During his career he has learnt on the job, progressing to the tube shop and the machine shop as the opportunities arose.

He said: “There was very little computerised work. Everything was done with paperwork. So I was taught by others how to turn and mill. You never ever know it all. I’m still learning. But now people come to me for advice.”I really enjoy seeing customers come round the shopfloor. I’ve even taught a customer how to turn something! I’ll keep that to myself.”

He described the effect of computerisation.

“It’s all moved on a bit now with CNC lathes. It makes a real difference. When it was manual, I could do 70 to 80 a day, but then when it was computerised we could up to 300 a day and they would all be exactly the same. And I don’t have to be doing it.”

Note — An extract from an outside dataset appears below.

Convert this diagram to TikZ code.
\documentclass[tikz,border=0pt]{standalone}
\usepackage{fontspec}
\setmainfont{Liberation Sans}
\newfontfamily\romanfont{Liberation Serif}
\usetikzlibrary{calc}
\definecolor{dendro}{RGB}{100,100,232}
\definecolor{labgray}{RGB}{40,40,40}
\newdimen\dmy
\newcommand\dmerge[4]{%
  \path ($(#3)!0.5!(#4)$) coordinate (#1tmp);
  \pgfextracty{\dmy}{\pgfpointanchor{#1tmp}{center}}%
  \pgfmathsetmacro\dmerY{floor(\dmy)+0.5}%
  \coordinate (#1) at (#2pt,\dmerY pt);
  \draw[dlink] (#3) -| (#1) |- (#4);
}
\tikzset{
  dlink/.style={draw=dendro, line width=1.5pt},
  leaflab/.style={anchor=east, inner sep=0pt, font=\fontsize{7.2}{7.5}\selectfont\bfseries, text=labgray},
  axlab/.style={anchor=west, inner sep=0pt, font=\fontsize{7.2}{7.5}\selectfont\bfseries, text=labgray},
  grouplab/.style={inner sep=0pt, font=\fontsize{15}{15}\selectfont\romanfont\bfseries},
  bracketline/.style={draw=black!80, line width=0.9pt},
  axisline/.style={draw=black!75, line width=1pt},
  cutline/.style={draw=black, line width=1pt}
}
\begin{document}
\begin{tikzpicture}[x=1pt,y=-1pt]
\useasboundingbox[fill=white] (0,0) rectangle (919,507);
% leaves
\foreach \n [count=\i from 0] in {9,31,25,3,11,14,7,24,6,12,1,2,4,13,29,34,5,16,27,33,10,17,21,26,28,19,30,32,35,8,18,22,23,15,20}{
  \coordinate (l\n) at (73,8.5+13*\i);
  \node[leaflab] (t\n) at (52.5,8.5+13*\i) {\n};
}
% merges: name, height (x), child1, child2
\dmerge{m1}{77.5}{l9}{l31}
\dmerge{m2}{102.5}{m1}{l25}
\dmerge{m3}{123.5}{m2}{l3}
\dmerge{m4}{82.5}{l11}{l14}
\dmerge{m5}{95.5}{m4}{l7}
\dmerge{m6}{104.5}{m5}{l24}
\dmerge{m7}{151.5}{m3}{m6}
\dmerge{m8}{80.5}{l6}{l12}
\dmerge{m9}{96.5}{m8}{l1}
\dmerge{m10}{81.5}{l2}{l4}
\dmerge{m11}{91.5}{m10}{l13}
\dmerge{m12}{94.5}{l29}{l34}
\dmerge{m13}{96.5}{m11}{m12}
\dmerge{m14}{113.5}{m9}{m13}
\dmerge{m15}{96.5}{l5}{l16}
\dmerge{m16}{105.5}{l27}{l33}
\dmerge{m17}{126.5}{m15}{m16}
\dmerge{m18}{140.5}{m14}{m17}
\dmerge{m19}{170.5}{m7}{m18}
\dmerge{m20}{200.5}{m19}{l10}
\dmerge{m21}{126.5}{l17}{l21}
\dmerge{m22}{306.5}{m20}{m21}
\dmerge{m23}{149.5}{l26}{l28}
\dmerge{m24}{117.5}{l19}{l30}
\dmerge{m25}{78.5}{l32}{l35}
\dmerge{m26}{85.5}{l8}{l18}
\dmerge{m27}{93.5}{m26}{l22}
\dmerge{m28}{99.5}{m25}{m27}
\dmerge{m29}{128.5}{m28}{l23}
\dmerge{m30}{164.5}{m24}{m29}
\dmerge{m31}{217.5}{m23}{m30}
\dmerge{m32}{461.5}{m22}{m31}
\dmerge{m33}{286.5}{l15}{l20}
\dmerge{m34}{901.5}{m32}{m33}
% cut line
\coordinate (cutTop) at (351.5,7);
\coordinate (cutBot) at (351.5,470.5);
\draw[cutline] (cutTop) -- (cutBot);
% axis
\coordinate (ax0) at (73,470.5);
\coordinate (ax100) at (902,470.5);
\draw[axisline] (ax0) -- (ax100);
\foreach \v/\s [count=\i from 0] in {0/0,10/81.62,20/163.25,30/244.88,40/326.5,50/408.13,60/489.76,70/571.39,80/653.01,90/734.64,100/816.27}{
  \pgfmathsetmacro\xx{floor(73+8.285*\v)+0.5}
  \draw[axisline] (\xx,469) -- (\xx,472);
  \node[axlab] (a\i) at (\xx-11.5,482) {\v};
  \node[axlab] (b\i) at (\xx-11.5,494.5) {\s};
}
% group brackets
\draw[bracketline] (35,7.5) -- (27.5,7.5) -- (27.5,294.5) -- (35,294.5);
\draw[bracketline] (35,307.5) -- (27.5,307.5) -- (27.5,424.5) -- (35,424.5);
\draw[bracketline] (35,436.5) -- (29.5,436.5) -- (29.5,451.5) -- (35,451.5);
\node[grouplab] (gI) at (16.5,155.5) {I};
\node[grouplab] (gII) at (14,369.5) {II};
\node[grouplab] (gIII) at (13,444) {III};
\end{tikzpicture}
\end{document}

Mark, who grew up around Preston, lives very close to his work and has even managed to cycle home in three minutes. In his spare time he is a keen angler, enjoying coarse and trout fishing in the River Ribble and Darwen.

Sales director Rachael Kennedy said: “Mark’s one of our unsung heroes. He’s a real quiet star, who does a cracking job. He’s a really skilled turner.”

Martin Bate, finance director added: “I always maintain you’re an Attwater person or not – we’re a close knit team, so people sees your successes and failures. We’re a real family business and treat our staff like family. It’s why we’ve got such loyal employees.”

Mark was presented with a £500 voucher to mark his 25 years of service.